The issue of workers' compensation for illness is ripe for analysis. An interdisciplinary approach is imperative, since medical, legal, and economic considerations must all be taken into account. Also, public administration expertise is required for evaluation of current compensation systems and, as warranted, design of new ones.
Once employment-relatedness has been established for an illness, a pure workers' compensation scheme would pay the ill worker with no further questions asked. This has not been the case in workers' compensation in the United States, since tort law defenses and other restrictions on recovery, such as use of schedules of illnesses or agents, are part of the system. The percentage of cases in which the worker's claim is contested ("controverted") by the employer is high; contested claims can take months or years to resolve. Administrative inefficiencies, aggravated by political considerations, make it even more difficult for a worker to collect from a compensation system.
Barth and Hunt in Workers ' Compensation and Work-Related Illnesses and Diseases deal with these important issues and cover other related subjects.
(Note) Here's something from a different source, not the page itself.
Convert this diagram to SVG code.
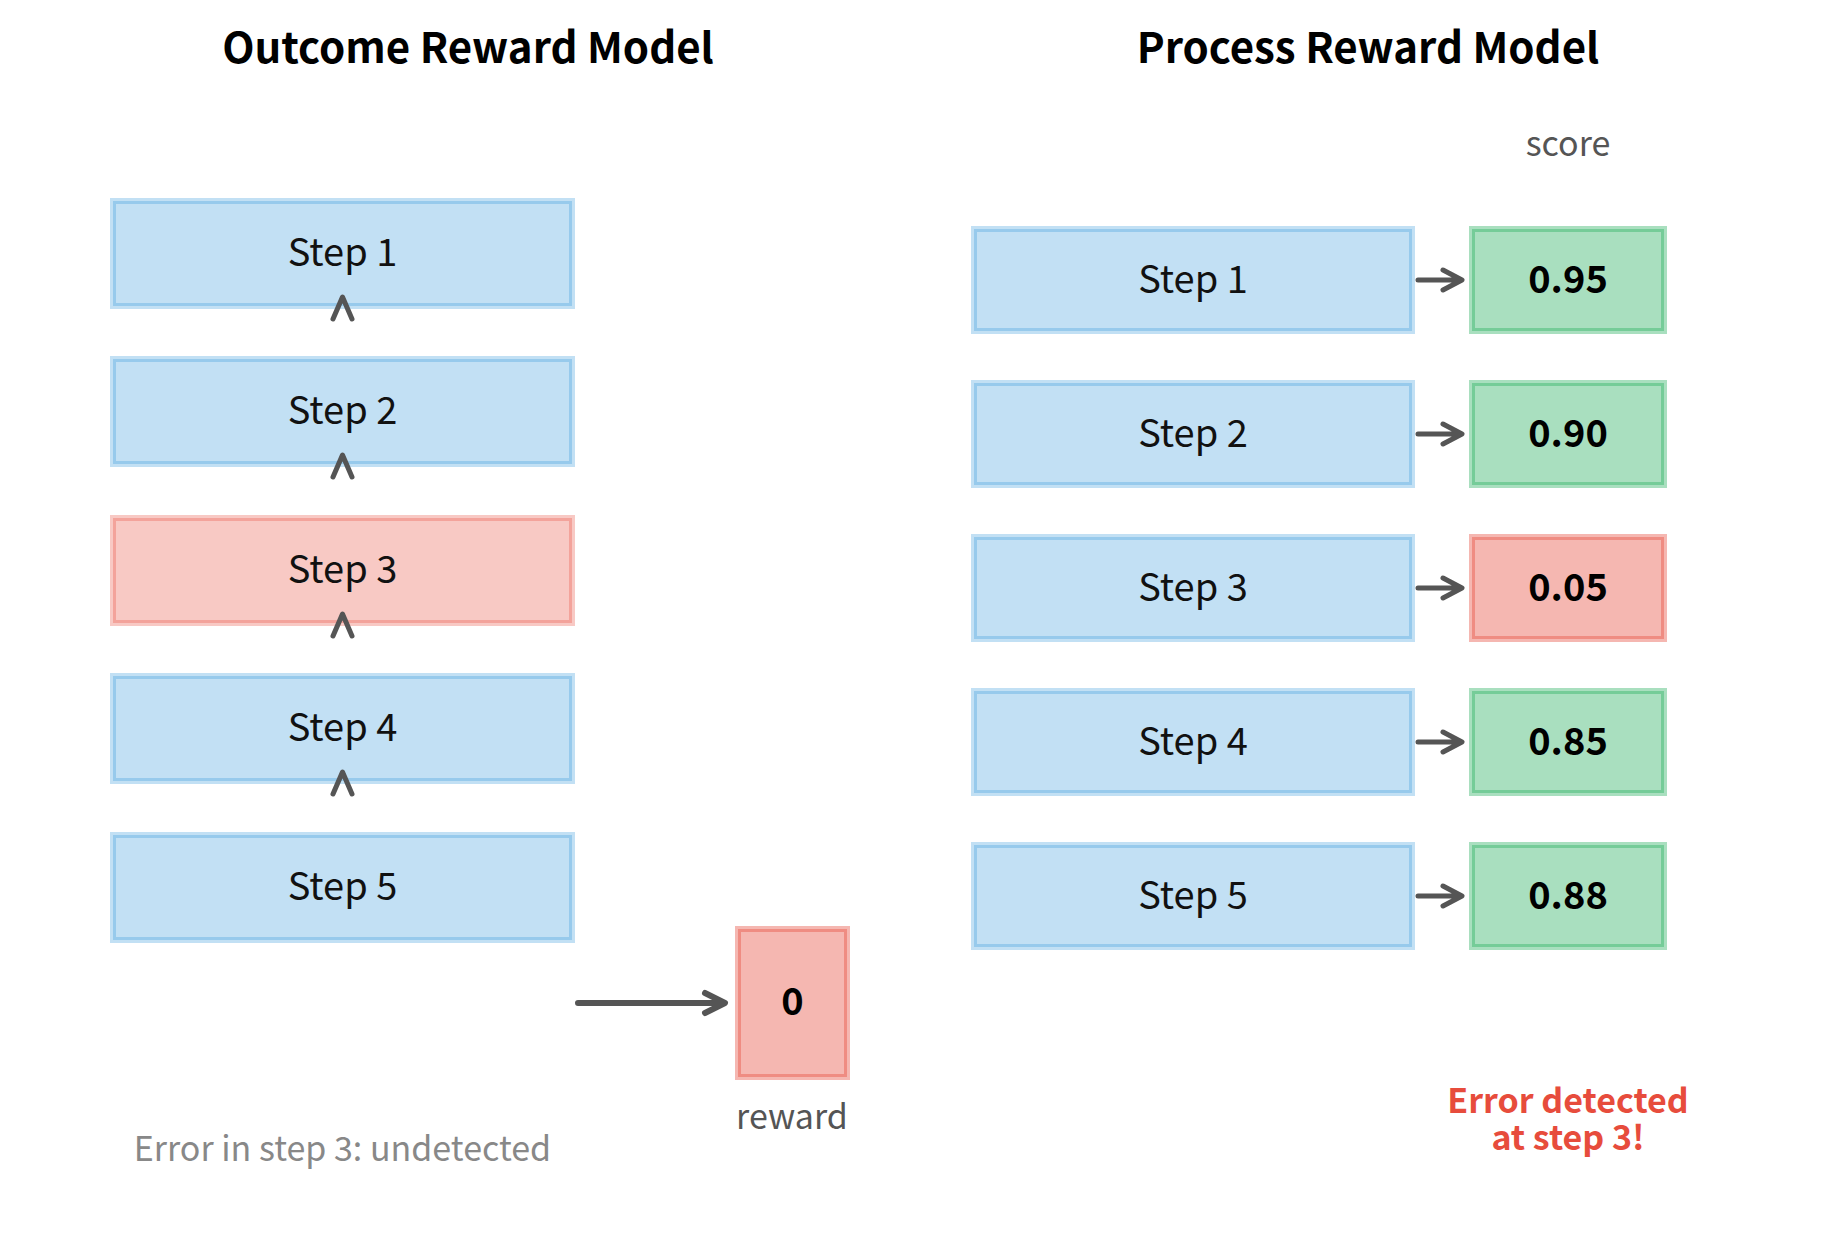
<svg xmlns="http://www.w3.org/2000/svg" width="1834" height="1234" viewBox="0 0 1834 1234">
<style>
text{font-family:"Noto Sans CJK SC","Source Sans Pro","Noto Sans",sans-serif;text-anchor:middle}
.title{font-size:42px;font-weight:700;fill:#000}
.step{font-size:38px;fill:#111}
.val{font-size:38px;font-weight:700;fill:#000}
.lbl{font-size:34px;fill:#555}
.note{font-size:34px;fill:#888}
.err{font-size:34px;font-weight:700;fill:#e74c3c}
.blue{fill:#3498db;fill-opacity:0.3;stroke:#3498db;stroke-opacity:0.3;stroke-width:6}
.redl{fill:#e74c3c;fill-opacity:0.3;stroke:#e74c3c;stroke-opacity:0.3;stroke-width:6}
.red{fill:#e74c3c;fill-opacity:0.4;stroke:#e74c3c;stroke-opacity:0.4;stroke-width:6}
.green{fill:#27ae60;fill-opacity:0.4;stroke:#27ae60;stroke-opacity:0.4;stroke-width:6}
.ln{fill:none;stroke:#555;stroke-linecap:round;stroke-linejoin:round}
</style>
<rect width="1834" height="1234" fill="#fff"/>
<text class="title" x="468" y="63">Outcome Reward Model</text>
<text class="title" x="1368" y="63">Process Reward Model</text>

<g id="orm-step1"><rect class="blue" x="113" y="201" width="459" height="105"/><text class="step" x="342.5" y="266">Step 1</text></g>
<g id="orm-step2"><rect class="blue" x="113" y="359" width="459" height="105"/><text class="step" x="342.5" y="424">Step 2</text></g>
<g id="orm-step3"><rect class="redl" x="113" y="518" width="459" height="105"/><text class="step" x="342.5" y="583">Step 3</text></g>
<g id="orm-step4"><rect class="blue" x="113" y="676" width="459" height="105"/><text class="step" x="342.5" y="741">Step 4</text></g>
<g id="orm-step5"><rect class="blue" x="113" y="835" width="459" height="105"/><text class="step" x="342.5" y="900">Step 5</text></g>
<g id="orm-reward"><rect class="red" x="738" y="929" width="109" height="148"/><text class="val" x="792.5" y="1015">0</text></g>
<text class="lbl" x="792" y="1129">reward</text>
<text class="note" x="342.5" y="1161">Error in step 3: undetected</text>

<g id="prm-step1"><rect class="blue" x="974" y="229" width="438" height="102"/><text class="step" x="1193" y="293">Step 1</text></g>
<g id="prm-step2"><rect class="blue" x="974" y="383" width="438" height="102"/><text class="step" x="1193" y="447">Step 2</text></g>
<g id="prm-step3"><rect class="blue" x="974" y="537" width="438" height="102"/><text class="step" x="1193" y="601">Step 3</text></g>
<g id="prm-step4"><rect class="blue" x="974" y="691" width="438" height="102"/><text class="step" x="1193" y="755">Step 4</text></g>
<g id="prm-step5"><rect class="blue" x="974" y="845" width="438" height="102"/><text class="step" x="1193" y="909">Step 5</text></g>
<text class="lbl" x="1568" y="156">score</text>
<g id="prm-score1"><rect class="green" x="1472" y="229" width="192" height="102"/><text class="val" x="1568" y="293">0.95</text></g>
<g id="prm-score2"><rect class="green" x="1472" y="383" width="192" height="102"/><text class="val" x="1568" y="447">0.90</text></g>
<g id="prm-score3"><rect class="red" x="1472" y="537" width="192" height="102"/><text class="val" x="1568" y="601">0.05</text></g>
<g id="prm-score4"><rect class="green" x="1472" y="691" width="192" height="102"/><text class="val" x="1568" y="755">0.85</text></g>
<g id="prm-score5"><rect class="green" x="1472" y="845" width="192" height="102"/><text class="val" x="1568" y="909">0.88</text></g>
<text class="err" x="1568" y="1113">Error detected</text>
<text class="err" x="1568" y="1150">at step 3!</text>

<g id="connectors">
<g class="ln" stroke-width="5">
<path d="M333,319 L342.5,297 L352,319"/>
<path d="M333,477 L342.5,455 L352,477"/>
<path d="M333,636 L342.5,614 L352,636"/>
<path d="M333,794 L342.5,772 L352,794"/>
</g>
<path class="ln" stroke-width="6" d="M578,1003 L724,1003 M705,993 L725,1003 L705,1013"/>
<g class="ln" stroke-width="5">
<path d="M1418,280 L1461,280 M1443,270 L1462,280 L1443,290"/>
<path d="M1418,434 L1461,434 M1443,424 L1462,434 L1443,444"/>
<path d="M1418,588 L1461,588 M1443,578 L1462,588 L1443,598"/>
<path d="M1418,742 L1461,742 M1443,732 L1462,742 L1443,752"/>
<path d="M1418,896 L1461,896 M1443,886 L1462,896 L1443,906"/>
</g>
</g>
</svg>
For instance, the book discusses the limitations on data available for estimating the incidence of occupational disease as opposed to accidents, an important factor in any determination of the magnitude of societal resources that should be devoted to improving compensation systems for employment-related illness. The authors discuss systems used in other countries to compensate ill workers, distinguishing between compensation paid by workers' compensation systems and compensation paid by systems designed to support or provide medical assistance to any ill individual.
This, book deals with a most important aspect of worker health: the end result of failure to prevent occupational disease. A thorough discussion of the shortcomings of compensation systems for occupational illness reinforces the conclusion that "an ounce of prevention is worth a pound of workers' compensation.